Selon les renseignements au dossier et les renseignements fournis à l’entrevue, je ne suis pas convaincue que le demandeur principal ait travaillé seulement trois mois pour le régime Derg ni que sa description de sa participation limitée au régime soit crédible. Selon les renseignements disponibles au dossier, je suis convaincue que le demandeur principal a été détenu par les autorités de l’Érythrée en 1996 et les autorités de l’Éthiopie en 2013. Selon les renseignements disponibles au dossier, je suis également convaincue que le demandeur principal était membre du régime Derg et qu’il a été détenu pour cette raison. Toutefois, je ne suis pas convaincue que le demandeur principal ait répondu à mes questions de façon honnête pendant l’entrevue et qu’il y a trop de divergences au dossier pour évaluer son niveau de participation au régime Derg [...] Selon les divergences entre les renseignements écrits au dossier et ceux fournis à l’entrevue, je ne suis pas convaincue que le demandeur principal soit crédible.

II.  Questions en litige

A.  Modification de l’intitulé

[7]  Au début de l’audition de la présente question, il a été conclu que le défendeur avait incorrectement été désigné comme le ministre de l’Immigration, des Réfugiés et de la Citoyenneté Canada. Selon le registre des titres d’usage fédéral, le titre d’usage du ministère de la Citoyenneté et de l’Immigration est Immigration, Réfugiés et Citoyenneté Canada. Dans la présente demande de contrôle judiciaire, le défendeur est le ministre de la Citoyenneté et de l’Immigration aux termes du paragraphe 4(1) de la LIPR. Par conséquent, l’intitulé sera modifié, avec effet immédiat, afin de désigner le ministre de la Citoyenneté et de l’Immigration en tant que défendeur, plutôt que le ministre de l’Immigration, des Réfugiés et de la Citoyenneté Canada.
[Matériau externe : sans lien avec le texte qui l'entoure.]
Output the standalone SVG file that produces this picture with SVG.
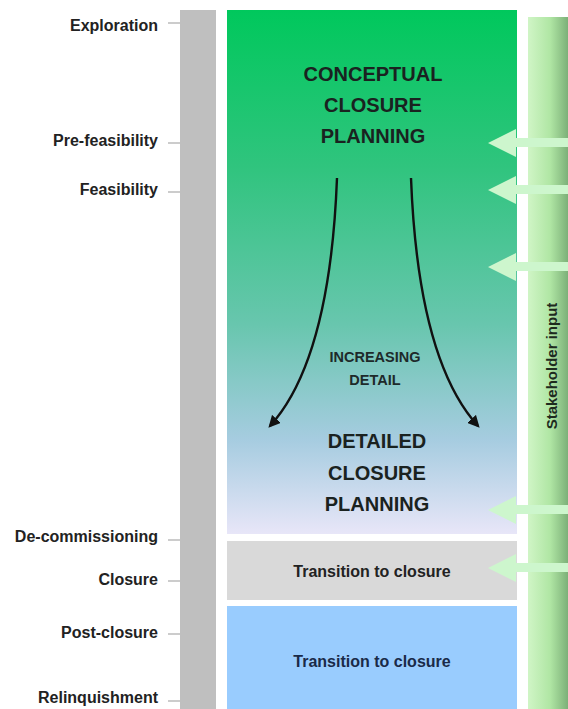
<svg xmlns="http://www.w3.org/2000/svg" width="568" height="709" viewBox="0 0 568 709">
<defs>
<linearGradient id="gMain" x1="0" y1="0" x2="0" y2="1">
<stop offset="0" stop-color="#00c85c"/>
<stop offset="0.3" stop-color="#30c47e"/>
<stop offset="0.6" stop-color="#68c6ae"/>
<stop offset="0.82" stop-color="#a6cce0"/>
<stop offset="1" stop-color="#e8e6f8"/>
</linearGradient>
<linearGradient id="gStake" x1="0" y1="0" x2="1" y2="0">
<stop offset="0" stop-color="#d0f5c6"/>
<stop offset="0.55" stop-color="#b0e6a4"/>
<stop offset="1" stop-color="#7cb078"/>
</linearGradient>
<marker id="ah" viewBox="0 0 10 10" refX="8" refY="5" markerWidth="5" markerHeight="5" orient="auto">
<path d="M0,0 L10,5 L0,10 Z" fill="#111"/>
</marker>
<style>
.lbl{font-family:"Liberation Sans",Arial,sans-serif;font-weight:bold;font-size:16px;fill:#222;text-anchor:end}
.tick{stroke:#999;stroke-width:1}
.big{font-family:"Liberation Sans",Arial,sans-serif;font-weight:bold;font-size:20px;fill:#1a2220;text-anchor:middle}
.mid{font-family:"Liberation Sans",Arial,sans-serif;font-weight:bold;font-size:14.5px;fill:#1e2a2a;text-anchor:middle}
.trn{font-family:"Liberation Sans",Arial,sans-serif;font-weight:bold;font-size:16px;fill:#222;text-anchor:middle}
.inarrow{fill:#cdf6cd}
.curve{fill:none;stroke:#111;stroke-width:2.4}
</style>
</defs>
<rect width="568" height="709" fill="#ffffff"/>

<g id="timeline">
<rect x="180" y="10" width="36" height="699" fill="#bfbfbf"/>
</g>

<g id="stage-labels">
<text class="lbl" x="158" y="31">Exploration</text>
<line class="tick" x1="168" y1="23" x2="180" y2="23"/>
<text class="lbl" x="158" y="146">Pre-feasibility</text>
<line class="tick" x1="168" y1="143" x2="180" y2="143"/>
<text class="lbl" x="158" y="195">Feasibility</text>
<line class="tick" x1="168" y1="192" x2="180" y2="192"/>
<text class="lbl" x="158" y="542">De-commissioning</text>
<line class="tick" x1="168" y1="540" x2="180" y2="540"/>
<text class="lbl" x="158" y="585">Closure</text>
<line class="tick" x1="168" y1="581" x2="180" y2="581"/>
<text class="lbl" x="158" y="638">Post-closure</text>
<line class="tick" x1="168" y1="634" x2="180" y2="634"/>
<text class="lbl" x="158" y="703">Relinquishment</text>
<line class="tick" x1="168" y1="701" x2="180" y2="701"/>
</g>

<g id="planning">
<rect x="227" y="10" width="290" height="524" fill="url(#gMain)"/>
<text class="big" x="373" y="81">CONCEPTUAL</text>
<text class="big" x="373" y="112">CLOSURE</text>
<text class="big" x="373" y="143">PLANNING</text>
<text class="mid" x="375" y="362">INCREASING</text>
<text class="mid" x="375" y="385">DETAIL</text>
<text class="big" x="377" y="448">DETAILED</text>
<text class="big" x="377" y="480">CLOSURE</text>
<text class="big" x="377" y="511">PLANNING</text>
</g>

<g id="transition1">
<rect x="227" y="541" width="290" height="59" fill="#d9d9d9"/>
<text class="trn" x="372" y="577">Transition to closure</text>
</g>

<g id="transition2">
<rect x="227" y="606" width="290" height="103" fill="#99ccfe"/>
<text class="trn" x="372" y="667" style="fill:#1a2a48">Transition to closure</text>
</g>

<g id="stakeholder">
<rect x="528" y="17" width="40" height="692" fill="url(#gStake)"/>
<text x="0" y="0" transform="translate(557,366) rotate(-90)" style="font-family:'Liberation Sans',Arial,sans-serif;font-weight:bold;font-size:15px;fill:#1e2a1e;text-anchor:middle">Stakeholder input</text>
</g>

<g id="connectors">
<path class="curve" d="M337,178 Q330,360 270,426" marker-end="url(#ah)"/>
<path class="curve" d="M411,178 Q418,360 478,426" marker-end="url(#ah)"/>
<polygon class="inarrow" points="488,143 516,129 516,138 568,138 568,147 516,147 516,157"/>
<polygon class="inarrow" points="488,190 516,176 516,185 568,185 568,194 516,194 516,204"/>
<polygon class="inarrow" points="488,267 516,253 516,262 568,262 568,271 516,271 516,281"/>
<polygon class="inarrow" points="488,510 516,496 516,505 568,505 568,514 516,514 516,524"/>
<polygon class="inarrow" points="488,568 516,554 516,563 568,563 568,572 516,572 516,582"/>
</g>
</svg>
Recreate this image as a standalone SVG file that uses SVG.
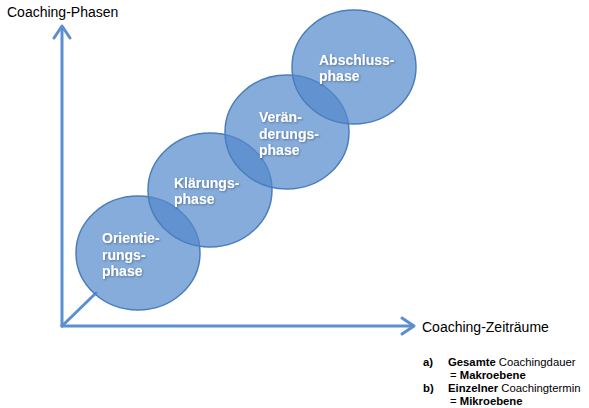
<svg xmlns="http://www.w3.org/2000/svg" width="589" height="408" viewBox="0 0 589 408">
<defs>
<filter id="sh" x="-10%" y="-20%" width="130%" height="150%">
<feDropShadow dx="1" dy="1" stdDeviation="0.8" flood-color="#000" flood-opacity="0.35"/>
</filter>
</defs>
<style>
.ax{stroke:#5b8fcf;stroke-width:3;fill:none;stroke-linecap:round;stroke-linejoin:round}
.c{fill:#5289cc;fill-opacity:0.7;stroke:#4a7ebb;stroke-width:1.5}
.lb{font-family:"Liberation Sans",Arial,sans-serif;font-weight:bold;font-size:14px;fill:#fff;filter:url(#sh)}
.t{font-family:"Liberation Sans",Arial,sans-serif;font-size:14px;fill:#000}
.s{font-family:"Liberation Sans",Arial,sans-serif;font-size:11.3px;fill:#000}
.b{font-weight:bold}
</style>
<rect width="589" height="408" fill="#fff"/>
<g id="connectors">
<path class="ax" d="M62,326 L62,27"/>
<path class="ax" d="M54,38 L62,26 L70,38"/>
<path class="ax" d="M62,326 L413,326"/>
<path class="ax" d="M402,318 L414,326 L402,334"/>
<path class="ax" d="M62,326 L96,293"/>
</g>
<g id="orientierung">
<ellipse class="c" cx="138" cy="253" rx="62" ry="57"/>
<text class="lb" x="102" y="243">Orientie-</text>
<text class="lb" x="102" y="260">rungs-</text>
<text class="lb" x="102" y="276">phase</text>
</g>
<g id="klaerung">
<ellipse class="c" cx="210" cy="190" rx="62" ry="57"/>
<text class="lb" x="174" y="188">Klärungs-</text>
<text class="lb" x="174" y="204">phase</text>
</g>
<g id="veraenderung">
<ellipse class="c" cx="287" cy="132" rx="62" ry="57"/>
<text class="lb" x="259" y="122">Verän-</text>
<text class="lb" x="259" y="139">derungs-</text>
<text class="lb" x="259" y="155">phase</text>
</g>
<g id="abschluss">
<ellipse class="c" cx="354" cy="67" rx="62" ry="57"/>
<text class="lb" x="319" y="65">Abschluss-</text>
<text class="lb" x="319" y="81">phase</text>
</g>
<g id="labels">
<text class="t" x="7" y="17">Coaching-Phasen</text>
<text class="t" x="422" y="332">Coaching-Zeiträume</text>
<text class="s b" x="423" y="366">a)</text>
<text class="s" x="448" y="366"><tspan class="b">Gesamte</tspan> Coachingdauer</text>
<text class="s" x="450" y="379">= <tspan class="b">Makroebene</tspan></text>
<text class="s b" x="423" y="392">b)</text>
<text class="s" x="448" y="392"><tspan class="b">Einzelner</tspan> Coachingtermin</text>
<text class="s" x="450" y="405">= <tspan class="b">Mikroebene</tspan></text>
</g>
</svg>
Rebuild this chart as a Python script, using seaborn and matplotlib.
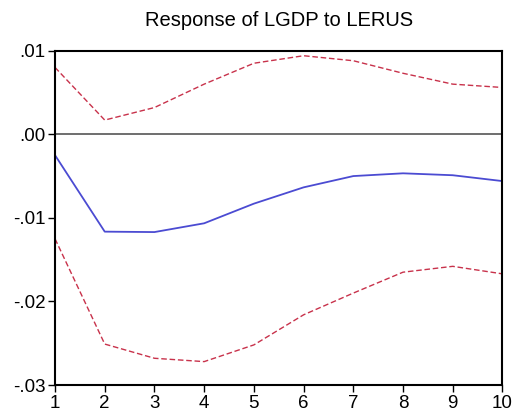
import matplotlib
matplotlib.use("Agg")
import matplotlib.pyplot as plt
import seaborn as sns
import pandas as pd
from matplotlib.ticker import FuncFormatter

# impulse response values
periods = [1, 2, 3, 4, 5, 6, 7, 8, 9, 10]
response = [-0.0025, -0.01165, -0.0117, -0.01065, -0.0083, -0.00635, -0.0050, -0.00467, -0.0049, -0.0056]
upper = [0.0080, 0.0017, 0.0032, 0.0060, 0.0085, 0.0094, 0.0088, 0.0073, 0.0060, 0.0056]
lower = [-0.0125, -0.0251, -0.0268, -0.0272, -0.0252, -0.0216, -0.0190, -0.0165, -0.0158, -0.0167]
yticks = [0.01, 0.0, -0.01, -0.02, -0.03]

df = pd.DataFrame({"period": periods, "response": response, "upper": upper, "lower": lower})

sns.set_style("white")
plt.rcParams["font.family"] = ["Liberation Sans", "DejaVu Sans"]

fig = plt.figure(figsize=(5.18, 4.17), dpi=100)
ax = fig.add_axes([0.1062, 0.0767, 0.8638, 0.8017])

ax.axhline(0, color="#555555", linewidth=1.2, zorder=1)
sns.lineplot(data=df, x="period", y="response", color="#4b4bd2", linewidth=1.3, ax=ax)
sns.lineplot(data=df, x="period", y="upper", color="#c8324b", linewidth=1.0, ax=ax)
sns.lineplot(data=df, x="period", y="lower", color="#c8324b", linewidth=1.0, ax=ax)
for ln in ax.lines[2:]:
    ln.set_dashes([4, 2])

ax.set_xlim(1, 10)
ax.set_ylim(-0.03, 0.01)
ax.set_xticks(periods)
ax.set_yticks(yticks)
ax.yaxis.set_major_formatter(FuncFormatter(lambda v, p: ("%.2f" % v).replace("0.", ".")))
ax.set_xlabel("")
ax.set_ylabel("")
ax.set_title("Response of LGDP to LERUS", fontsize=14.5, color="black", pad=18)

for s in ax.spines.values():
    s.set_color("black")
    s.set_linewidth(1.5)
ax.tick_params(axis="both", which="both", direction="out", length=5, width=1,
               color="black", labelcolor="black", labelsize=13.5, pad=2,
               bottom=True, left=True)

fig.savefig("out.png", dpi=100)
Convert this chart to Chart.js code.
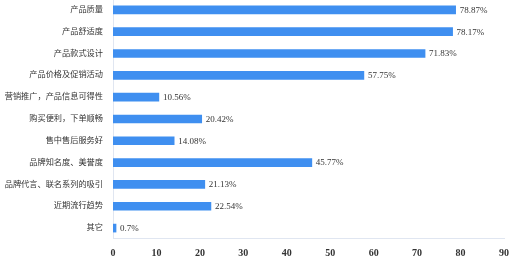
<!DOCTYPE html>
<html>
<head>
<meta charset="utf-8">
<script src="https://cdn.jsdelivr.net/npm/chart.js@4"></script>
<style>
  html, body { margin: 0; padding: 0; background: #fff; }
  #wrap { width: 511px; height: 258px; position: relative; overflow: hidden; }
  #lienzo { position: absolute; left: 0; top: -16.4px; width: 517px; height: 283px; }
</style>
</head>
<body>
<div id="wrap"><div id="lienzo"><canvas id="grafico"></canvas></div></div>
<script>
// categorías y porcentajes
const categorias = ['产品质量', '产品舒适度', '产品款式设计', '产品价格及促销活动', '营销推广，产品信息可得性',
  '购买便利，下单顺畅', '售中售后服务好', '品牌知名度、美誉度', '品牌代言、联名系列的吸引', '近期流行趋势', '其它'];
const valores = [78.87, 78.17, 71.83, 57.75, 10.56, 20.42, 14.08, 45.77, 21.13, 22.54, 0.7];
const etiquetas = ['78.87%', '78.17%', '71.83%', '57.75%', '10.56%', '20.42%', '14.08%', '45.77%', '21.13%', '22.54%', '0.7%'];

const fuenteSerif = '"Liberation Serif", "Times New Roman", "Noto Sans CJK SC", serif';

// dibuja el texto del valor al final de cada barra
const etiquetasBarras = {
  id: 'etiquetasBarras',
  afterDatasetsDraw(chart) {
    const ctx = chart.ctx;
    const meta = chart.getDatasetMeta(0);
    ctx.save();
    ctx.font = '9px ' + fuenteSerif;
    ctx.fillStyle = '#333';
    ctx.textBaseline = 'middle';
    ctx.textAlign = 'left';
    meta.data.forEach(function(barra, i) {
      ctx.fillText(etiquetas[i], barra.x + 4, barra.y + 0.5);
    });
    ctx.restore();
  }
};

const ctx = document.getElementById('grafico').getContext('2d');
new Chart(ctx, {
  type: 'bar',
  data: {
    labels: categorias,
    datasets: [{
      data: valores,
      backgroundColor: '#3f8ff0',
      borderWidth: 0,
      barThickness: 8
    }]
  },
  options: {
    indexAxis: 'y',
    responsive: true,
    maintainAspectRatio: false,
    animation: false,
    layout: { padding: { top: 0, right: 2, bottom: 0, left: 0 } },
    plugins: {
      legend: { display: false },
      tooltip: { enabled: false }
    },
    scales: {
      x: {
        min: 0,
        max: 90,
        grid: { display: false, drawTicks: false },
        border: { display: true, color: '#e0e6f1', width: 1 },
        ticks: {
          stepSize: 10,
          padding: 8,
          color: '#333',
          font: { family: fuenteSerif, size: 10, weight: 'bold' }
        }
      },
      y: {
        grid: { display: false, drawTicks: false },
        border: { display: true, color: '#e0e6f1', width: 1 },
        ticks: {
          padding: 10,
          color: '#333',
          font: { family: fuenteSerif, size: 8.2 }
        },
        afterFit: function(escala) { escala.width = 113; }
      }
    }
  },
  plugins: [etiquetasBarras]
});
</script>
</body>
</html>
B.  L’affidavit de l’agente

[8]  Le défendeur a déposé un affidavit qui indique les documents présentés à l’agente (G. Garant) au moment de l’entrevue et lorsqu’elle a rédigé la lettre de refus. Cet affidavit révèle également quatre formulaires d’immigration dans le dossier du demandeur, joints en tant que pièces A et C à l’affidavit du demandeur, dont ne disposait pas Mme Garant lorsqu’elle a interrogé le demandeur et lorsqu’elle a envoyé sa lettre de décision. Selon le défendeur, il est bien établi que la preuve dont ne dispose pas un décideur administratif n’est pas admissible dans le cadre d’un contrôle judiciaire, sauf dans certaines circonstances limitées concernant les renseignements généraux de base, les renseignements attestant l’absence de preuve sur certaines questions ou les renseignements liés à la justice naturelle. Le défendeur fait valoir qu’aucune des exceptions ne s’applique en l’espèce et que ces pièces devraient donc être radiées du dossier du demandeur ou, subsidiairement, ne se voir accorder aucun poids. À cet égard, je suis d’accord avec le défendeur. Par conséquent, la Cour n’accorde aucune importance aux documents figurant dans le dossier du demandeur dont ne disposait pas l’agente lorsqu’elle a interrogé le demandeur et lorsqu’elle a rédigé la lettre de refus.

C.  Norme de contrôle

[9]  Il est bien établi que la décision d’un agent quant à la question de savoir si un demandeur est membre de la catégorie des réfugiés au sens de la Convention outre-frontières ou de la catégorie des personnes de pays d’accueil soulève une question de droit et de fait susceptible de révision selon la norme de la décision raisonnable (voir par exemple : Gebrewldi c Canada (Citoyenneté et Immigration), 2017 CF 621, au paragraphe 14; Bakhtiari c Canada (Citoyenneté et Immigration), 2013 CF 1229, au paragraphe 22, 235 ACWS (3d) 1067; Qarizada c Canada (Citoyenneté et Immigration), 2008 CF 1310, au paragraphe 15, [2008] ACF no 1666; Saifee c Canada (Citoyenneté et Immigration), 2010 CF 589, au paragraphe 25, [2010] ACF no 693.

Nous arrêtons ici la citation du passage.